Starting at the first line of the listing below, repeat each line up to and including the one containing "(2.5,8) rectangle (417,555);". Leave out pictures.

----

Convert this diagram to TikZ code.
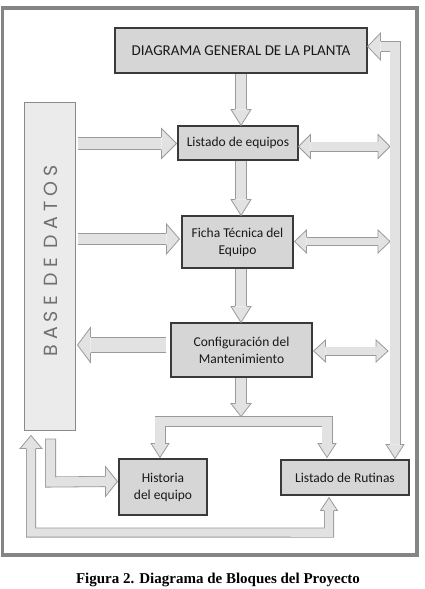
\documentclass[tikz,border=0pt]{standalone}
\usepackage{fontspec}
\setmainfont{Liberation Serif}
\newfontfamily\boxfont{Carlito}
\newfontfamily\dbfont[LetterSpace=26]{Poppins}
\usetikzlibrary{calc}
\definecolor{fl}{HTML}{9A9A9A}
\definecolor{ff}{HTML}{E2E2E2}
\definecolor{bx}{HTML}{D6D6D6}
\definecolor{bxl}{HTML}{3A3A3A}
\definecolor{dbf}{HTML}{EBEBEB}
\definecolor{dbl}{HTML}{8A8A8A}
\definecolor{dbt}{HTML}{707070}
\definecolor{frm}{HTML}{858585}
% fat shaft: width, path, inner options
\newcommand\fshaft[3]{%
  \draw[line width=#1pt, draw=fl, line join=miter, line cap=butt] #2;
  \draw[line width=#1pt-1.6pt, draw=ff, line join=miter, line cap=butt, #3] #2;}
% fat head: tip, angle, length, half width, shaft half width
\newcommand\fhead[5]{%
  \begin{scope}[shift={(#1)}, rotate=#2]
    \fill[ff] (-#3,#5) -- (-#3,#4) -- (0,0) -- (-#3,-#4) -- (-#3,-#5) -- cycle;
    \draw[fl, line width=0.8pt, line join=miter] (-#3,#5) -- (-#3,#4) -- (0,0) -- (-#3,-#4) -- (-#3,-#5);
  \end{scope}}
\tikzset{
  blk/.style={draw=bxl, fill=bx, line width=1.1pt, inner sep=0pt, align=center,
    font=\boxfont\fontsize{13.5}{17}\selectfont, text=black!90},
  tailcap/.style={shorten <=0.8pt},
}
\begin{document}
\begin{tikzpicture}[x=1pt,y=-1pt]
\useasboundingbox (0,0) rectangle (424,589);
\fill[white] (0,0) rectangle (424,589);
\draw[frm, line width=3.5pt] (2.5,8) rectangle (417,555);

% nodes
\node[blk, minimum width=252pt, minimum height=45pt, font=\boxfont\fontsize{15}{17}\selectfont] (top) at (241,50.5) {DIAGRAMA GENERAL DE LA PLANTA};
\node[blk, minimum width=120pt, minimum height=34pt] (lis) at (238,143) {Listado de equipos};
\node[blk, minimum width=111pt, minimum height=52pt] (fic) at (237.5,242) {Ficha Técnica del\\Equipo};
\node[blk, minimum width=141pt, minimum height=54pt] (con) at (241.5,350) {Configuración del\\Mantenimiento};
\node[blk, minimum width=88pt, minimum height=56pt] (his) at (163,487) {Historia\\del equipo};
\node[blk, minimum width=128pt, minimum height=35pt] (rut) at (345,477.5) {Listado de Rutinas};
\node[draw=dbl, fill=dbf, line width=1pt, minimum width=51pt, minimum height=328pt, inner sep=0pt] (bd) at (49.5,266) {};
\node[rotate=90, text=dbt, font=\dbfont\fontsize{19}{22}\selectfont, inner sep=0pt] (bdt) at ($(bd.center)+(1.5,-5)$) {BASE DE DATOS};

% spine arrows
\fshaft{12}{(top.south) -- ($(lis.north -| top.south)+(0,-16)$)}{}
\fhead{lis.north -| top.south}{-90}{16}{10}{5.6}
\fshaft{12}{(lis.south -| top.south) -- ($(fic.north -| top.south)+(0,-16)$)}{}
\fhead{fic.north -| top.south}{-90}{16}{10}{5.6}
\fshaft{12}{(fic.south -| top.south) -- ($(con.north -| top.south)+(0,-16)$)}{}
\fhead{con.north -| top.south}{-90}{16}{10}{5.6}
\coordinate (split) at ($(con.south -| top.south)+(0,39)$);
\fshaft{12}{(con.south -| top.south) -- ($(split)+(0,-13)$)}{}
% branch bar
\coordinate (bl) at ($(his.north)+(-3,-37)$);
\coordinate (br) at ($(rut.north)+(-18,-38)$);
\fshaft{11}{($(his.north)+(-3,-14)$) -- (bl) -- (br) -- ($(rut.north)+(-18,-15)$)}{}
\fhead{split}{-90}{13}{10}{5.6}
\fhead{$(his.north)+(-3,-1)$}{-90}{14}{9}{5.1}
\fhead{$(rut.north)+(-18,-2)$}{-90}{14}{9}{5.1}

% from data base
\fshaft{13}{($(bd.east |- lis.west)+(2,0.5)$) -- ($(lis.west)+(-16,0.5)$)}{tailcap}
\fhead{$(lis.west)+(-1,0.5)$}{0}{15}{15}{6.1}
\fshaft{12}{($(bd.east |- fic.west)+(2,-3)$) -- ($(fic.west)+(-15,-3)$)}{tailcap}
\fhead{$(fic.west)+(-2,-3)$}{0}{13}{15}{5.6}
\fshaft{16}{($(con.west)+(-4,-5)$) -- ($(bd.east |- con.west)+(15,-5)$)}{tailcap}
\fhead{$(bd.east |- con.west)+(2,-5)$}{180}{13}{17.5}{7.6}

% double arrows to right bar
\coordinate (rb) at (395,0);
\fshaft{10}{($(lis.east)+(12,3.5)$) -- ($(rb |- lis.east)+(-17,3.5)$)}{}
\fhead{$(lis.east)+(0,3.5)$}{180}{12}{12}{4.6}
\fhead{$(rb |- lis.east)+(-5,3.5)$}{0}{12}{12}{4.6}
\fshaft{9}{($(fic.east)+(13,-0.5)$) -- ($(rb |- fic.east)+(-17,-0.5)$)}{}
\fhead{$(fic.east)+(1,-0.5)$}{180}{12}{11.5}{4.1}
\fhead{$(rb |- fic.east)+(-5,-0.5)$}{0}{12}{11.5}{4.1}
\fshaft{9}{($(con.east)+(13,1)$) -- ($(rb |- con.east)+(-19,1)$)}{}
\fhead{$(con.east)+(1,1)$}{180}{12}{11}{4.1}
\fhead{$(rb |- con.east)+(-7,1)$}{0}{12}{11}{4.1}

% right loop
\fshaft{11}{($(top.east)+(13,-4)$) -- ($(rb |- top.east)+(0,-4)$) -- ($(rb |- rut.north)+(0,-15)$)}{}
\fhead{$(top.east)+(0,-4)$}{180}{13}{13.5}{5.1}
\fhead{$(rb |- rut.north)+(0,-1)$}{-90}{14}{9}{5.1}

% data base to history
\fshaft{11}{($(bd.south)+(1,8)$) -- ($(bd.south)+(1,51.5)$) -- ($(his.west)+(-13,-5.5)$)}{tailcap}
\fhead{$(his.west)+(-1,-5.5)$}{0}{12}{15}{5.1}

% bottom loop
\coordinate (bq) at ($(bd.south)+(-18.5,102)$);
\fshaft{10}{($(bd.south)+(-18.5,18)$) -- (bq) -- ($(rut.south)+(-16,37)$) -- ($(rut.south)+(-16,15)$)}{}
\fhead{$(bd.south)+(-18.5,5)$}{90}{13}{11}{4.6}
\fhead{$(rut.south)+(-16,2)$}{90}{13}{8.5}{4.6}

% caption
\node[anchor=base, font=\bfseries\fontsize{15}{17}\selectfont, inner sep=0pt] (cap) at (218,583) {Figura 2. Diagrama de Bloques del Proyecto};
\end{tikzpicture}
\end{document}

----

COMPLETE OUTPUT:
Convert this diagram to TikZ code.
\documentclass[tikz,border=0pt]{standalone}
\usepackage{fontspec}
\setmainfont{Liberation Serif}
\newfontfamily\boxfont{Carlito}
\newfontfamily\dbfont[LetterSpace=26]{Poppins}
\usetikzlibrary{calc}
\definecolor{fl}{HTML}{9A9A9A}
\definecolor{ff}{HTML}{E2E2E2}
\definecolor{bx}{HTML}{D6D6D6}
\definecolor{bxl}{HTML}{3A3A3A}
\definecolor{dbf}{HTML}{EBEBEB}
\definecolor{dbl}{HTML}{8A8A8A}
\definecolor{dbt}{HTML}{707070}
\definecolor{frm}{HTML}{858585}
% fat shaft: width, path, inner options
\newcommand\fshaft[3]{%
  \draw[line width=#1pt, draw=fl, line join=miter, line cap=butt] #2;
  \draw[line width=#1pt-1.6pt, draw=ff, line join=miter, line cap=butt, #3] #2;}
% fat head: tip, angle, length, half width, shaft half width
\newcommand\fhead[5]{%
  \begin{scope}[shift={(#1)}, rotate=#2]
    \fill[ff] (-#3,#5) -- (-#3,#4) -- (0,0) -- (-#3,-#4) -- (-#3,-#5) -- cycle;
    \draw[fl, line width=0.8pt, line join=miter] (-#3,#5) -- (-#3,#4) -- (0,0) -- (-#3,-#4) -- (-#3,-#5);
  \end{scope}}
\tikzset{
  blk/.style={draw=bxl, fill=bx, line width=1.1pt, inner sep=0pt, align=center,
    font=\boxfont\fontsize{13.5}{17}\selectfont, text=black!90},
  tailcap/.style={shorten <=0.8pt},
}
\begin{document}
\begin{tikzpicture}[x=1pt,y=-1pt]
\useasboundingbox (0,0) rectangle (424,589);
\fill[white] (0,0) rectangle (424,589);
\draw[frm, line width=3.5pt] (2.5,8) rectangle (417,555);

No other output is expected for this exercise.